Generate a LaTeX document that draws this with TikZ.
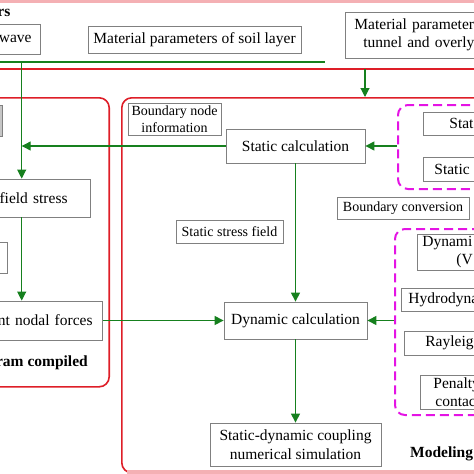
\documentclass[tikz,border=0pt]{standalone}
\usepackage{fontspec}
\setmainfont{Liberation Serif}
\usetikzlibrary{arrows.meta}
\definecolor{flowgreen}{RGB}{22,128,30}
\definecolor{framered}{RGB}{222,30,40}
\definecolor{modelpink}{RGB}{228,20,228}
\definecolor{edgegray}{RGB}{128,128,128}
\newcommand{\maintxt}{\fontsize{15.5pt}{18.5pt}\selectfont}
\newcommand{\notetxt}{\fontsize{14pt}{17pt}\selectfont}

\begin{document}
\begin{tikzpicture}[x=1pt,y=-1pt]
   \tikzstyle{box}=[draw=edgegray, line width=0.8pt, fill=white, inner ysep=1pt, font=\maintxt]
   \tikzstyle{note}=[box, font=\notetxt]
   \tikzstyle{cut}=[box, text width=150pt, align=left]
   \tikzstyle{frame}=[draw=framered, line width=1.6pt, rounded corners=10pt]
   \tikzstyle{model}=[draw=modelpink, line width=2pt, dash pattern=on 9pt off 5pt, rounded corners=10pt]
   \tikzstyle{flow}=[draw=flowgreen, line width=1.1pt, -{Triangle[length=9pt,width=9pt]}]
   \tikzstyle{title}=[font=\maintxt\bfseries, inner sep=0pt]

\useasboundingbox (0,0) rectangle (474,474);
\clip (0,0) rectangle (474,474);
\fill[framered!35] (0,0) rectangle (474,2.5);

\node[frame, anchor=north east, minimum width=150pt, minimum height=289pt] (progFrame) at (110,97) {};
\node[frame, anchor=north west, minimum width=400pt, minimum height=375pt] (simFrame) at (121,97) {};
\fill[framered!35] (127,469.5) rectangle (474,474);
\node[model, anchor=north west, minimum width=110pt, minimum height=84pt] (staticModel) at (397,104) {};
\node[model, anchor=north west, minimum width=110pt, minimum height=186pt] (dynModel) at (394,228) {};

\draw[framered, line width=1.6pt] (-5,69) -- (480,69);
\coordinate (redTap) at (365,69);
\draw[flowgreen, line width=2.8pt] (-5,62) -- (325,62);
\coordinate (busTap) at (21.7,62);

\node[title, anchor=east] (inputLabel) at (10.5,12.5) {rs};
\node[title, anchor=east] (progLabel) at (88,363) {ram compiled};
\node[title, anchor=west] (modelLabel) at (410,454) {Modeling};

\node[box, anchor=east, text width=60pt, align=right, inner xsep=9pt, minimum height=30pt] (waveBox) at (41,39) {wave};
\node[box, minimum width=213pt, minimum height=27pt] (soilPar) at (194.5,39.5) {Material parameters of soil layer};
\node[cut, anchor=west, inner xsep=9pt, minimum height=46pt] (tunnelPar) at (345,35) {Material parameter\\\hspace*{9pt}tunnel and overlyi};

\node[box, fill=gray!45, anchor=north east, minimum width=20pt, minimum height=31pt] (leftA) at (3,105) {};
\node[box, anchor=north east, minimum width=20pt, minimum height=31pt] (leftB) at (8,242) {};
\node[box, anchor=east, text width=70pt, align=right, inner xsep=23pt, minimum height=38pt] (fieldStress) at (91,198) {field stress};
\node[box, anchor=east, text width=100pt, align=right, inner xsep=10pt, minimum height=39pt] (nodalForces) at (103,320.5) {nt nodal forces};

\node[note, align=center, inner xsep=3pt, minimum width=93pt, minimum height=32pt] (bndInfo) at (174.5,119) {Boundary node\\information};
\node[box, minimum width=139pt, minimum height=34pt] (staticCalc) at (295.5,146) {Static calculation};
\node[note, minimum width=107pt, minimum height=23pt] (stressField) at (229.5,231.5) {Static stress field};
\node[box, minimum width=143pt, minimum height=37pt] (dynCalc) at (295.5,320.5) {Dynamic calculation};
\node[box, align=center, minimum width=171pt, minimum height=43pt] (coupling) at (295.5,444.5) {Static-dynamic coupling\\numerical simulation};
\node[note, minimum width=132pt, minimum height=22pt] (bndConv) at (403,208) {Boundary conversion};

\node[cut, anchor=west, inner xsep=26pt, minimum height=23pt] (staticA) at (423,123.5) {Stat};
\node[cut, anchor=west, inner xsep=11pt, minimum height=24pt] (staticB) at (423,169) {Static};
\node[cut, anchor=west, inner xsep=5pt, minimum height=36pt] (dynA) at (417,252) {Dynami\\\hspace*{34pt}(V};
\node[cut, anchor=west, inner xsep=7pt, minimum height=23pt] (hydro) at (401,299.5) {Hydrodyna};
\node[cut, anchor=west, inner xsep=21pt, minimum height=24pt] (rayleigh) at (404,343) {Rayleig};
\node[cut, anchor=west, inner xsep=13pt, minimum height=34pt] (penalty) at (420,392) {Penalty\\\hspace*{2pt}contac};

\draw[flow] (redTap) -- (redTap |- simFrame.north);
\draw[flow] (busTap) -- (busTap |- fieldStress.north);
\draw[flow] (staticCalc.west) -- (busTap |- staticCalc.west);
\draw[flow] (busTap |- fieldStress.south) -- (busTap |- nodalForces.north);
\draw[flow] (nodalForces.east) -- (dynCalc.west);
\draw[flow] (staticCalc.south) -- (dynCalc.north);
\draw[flow] (dynCalc.south) -- (coupling.north);
\draw[flow] (staticModel.west |- staticCalc.east) -- (staticCalc.east);
\draw[flow] (dynModel.west |- dynCalc.east) -- (dynCalc.east);

\end{tikzpicture}
\end{document}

+ + + + + + +

» Exercise task
Make an exact copy of all the material, but keep the pictures out of it.

» The result
Generate a LaTeX document that draws this with TikZ.
\documentclass[tikz,border=0pt]{standalone}
\usepackage{fontspec}
\setmainfont{Liberation Serif}
\usetikzlibrary{arrows.meta}
\definecolor{flowgreen}{RGB}{22,128,30}
\definecolor{framered}{RGB}{222,30,40}
\definecolor{modelpink}{RGB}{228,20,228}
\definecolor{edgegray}{RGB}{128,128,128}
\newcommand{\maintxt}{\fontsize{15.5pt}{18.5pt}\selectfont}
\newcommand{\notetxt}{\fontsize{14pt}{17pt}\selectfont}

\begin{document}
\begin{tikzpicture}[x=1pt,y=-1pt]
   \tikzstyle{box}=[draw=edgegray, line width=0.8pt, fill=white, inner ysep=1pt, font=\maintxt]
   \tikzstyle{note}=[box, font=\notetxt]
   \tikzstyle{cut}=[box, text width=150pt, align=left]
   \tikzstyle{frame}=[draw=framered, line width=1.6pt, rounded corners=10pt]
   \tikzstyle{model}=[draw=modelpink, line width=2pt, dash pattern=on 9pt off 5pt, rounded corners=10pt]
   \tikzstyle{flow}=[draw=flowgreen, line width=1.1pt, -{Triangle[length=9pt,width=9pt]}]
   \tikzstyle{title}=[font=\maintxt\bfseries, inner sep=0pt]

\useasboundingbox (0,0) rectangle (474,474);
\clip (0,0) rectangle (474,474);
\fill[framered!35] (0,0) rectangle (474,2.5);

\node[frame, anchor=north east, minimum width=150pt, minimum height=289pt] (progFrame) at (110,97) {};
\node[frame, anchor=north west, minimum width=400pt, minimum height=375pt] (simFrame) at (121,97) {};
\fill[framered!35] (127,469.5) rectangle (474,474);
\node[model, anchor=north west, minimum width=110pt, minimum height=84pt] (staticModel) at (397,104) {};
\node[model, anchor=north west, minimum width=110pt, minimum height=186pt] (dynModel) at (394,228) {};

\draw[framered, line width=1.6pt] (-5,69) -- (480,69);
\coordinate (redTap) at (365,69);
\draw[flowgreen, line width=2.8pt] (-5,62) -- (325,62);
\coordinate (busTap) at (21.7,62);

\node[title, anchor=east] (inputLabel) at (10.5,12.5) {rs};
\node[title, anchor=east] (progLabel) at (88,363) {ram compiled};
\node[title, anchor=west] (modelLabel) at (410,454) {Modeling};

\node[box, anchor=east, text width=60pt, align=right, inner xsep=9pt, minimum height=30pt] (waveBox) at (41,39) {wave};
\node[box, minimum width=213pt, minimum height=27pt] (soilPar) at (194.5,39.5) {Material parameters of soil layer};
\node[cut, anchor=west, inner xsep=9pt, minimum height=46pt] (tunnelPar) at (345,35) {Material parameter\\\hspace*{9pt}tunnel and overlyi};

\node[box, fill=gray!45, anchor=north east, minimum width=20pt, minimum height=31pt] (leftA) at (3,105) {};
\node[box, anchor=north east, minimum width=20pt, minimum height=31pt] (leftB) at (8,242) {};
\node[box, anchor=east, text width=70pt, align=right, inner xsep=23pt, minimum height=38pt] (fieldStress) at (91,198) {field stress};
\node[box, anchor=east, text width=100pt, align=right, inner xsep=10pt, minimum height=39pt] (nodalForces) at (103,320.5) {nt nodal forces};

\node[note, align=center, inner xsep=3pt, minimum width=93pt, minimum height=32pt] (bndInfo) at (174.5,119) {Boundary node\\information};
\node[box, minimum width=139pt, minimum height=34pt] (staticCalc) at (295.5,146) {Static calculation};
\node[note, minimum width=107pt, minimum height=23pt] (stressField) at (229.5,231.5) {Static stress field};
\node[box, minimum width=143pt, minimum height=37pt] (dynCalc) at (295.5,320.5) {Dynamic calculation};
\node[box, align=center, minimum width=171pt, minimum height=43pt] (coupling) at (295.5,444.5) {Static-dynamic coupling\\numerical simulation};
\node[note, minimum width=132pt, minimum height=22pt] (bndConv) at (403,208) {Boundary conversion};

\node[cut, anchor=west, inner xsep=26pt, minimum height=23pt] (staticA) at (423,123.5) {Stat};
\node[cut, anchor=west, inner xsep=11pt, minimum height=24pt] (staticB) at (423,169) {Static};
\node[cut, anchor=west, inner xsep=5pt, minimum height=36pt] (dynA) at (417,252) {Dynami\\\hspace*{34pt}(V};
\node[cut, anchor=west, inner xsep=7pt, minimum height=23pt] (hydro) at (401,299.5) {Hydrodyna};
\node[cut, anchor=west, inner xsep=21pt, minimum height=24pt] (rayleigh) at (404,343) {Rayleig};
\node[cut, anchor=west, inner xsep=13pt, minimum height=34pt] (penalty) at (420,392) {Penalty\\\hspace*{2pt}contac};

\draw[flow] (redTap) -- (redTap |- simFrame.north);
\draw[flow] (busTap) -- (busTap |- fieldStress.north);
\draw[flow] (staticCalc.west) -- (busTap |- staticCalc.west);
\draw[flow] (busTap |- fieldStress.south) -- (busTap |- nodalForces.north);
\draw[flow] (nodalForces.east) -- (dynCalc.west);
\draw[flow] (staticCalc.south) -- (dynCalc.north);
\draw[flow] (dynCalc.south) -- (coupling.north);
\draw[flow] (staticModel.west |- staticCalc.east) -- (staticCalc.east);
\draw[flow] (dynModel.west |- dynCalc.east) -- (dynCalc.east);

\end{tikzpicture}
\end{document}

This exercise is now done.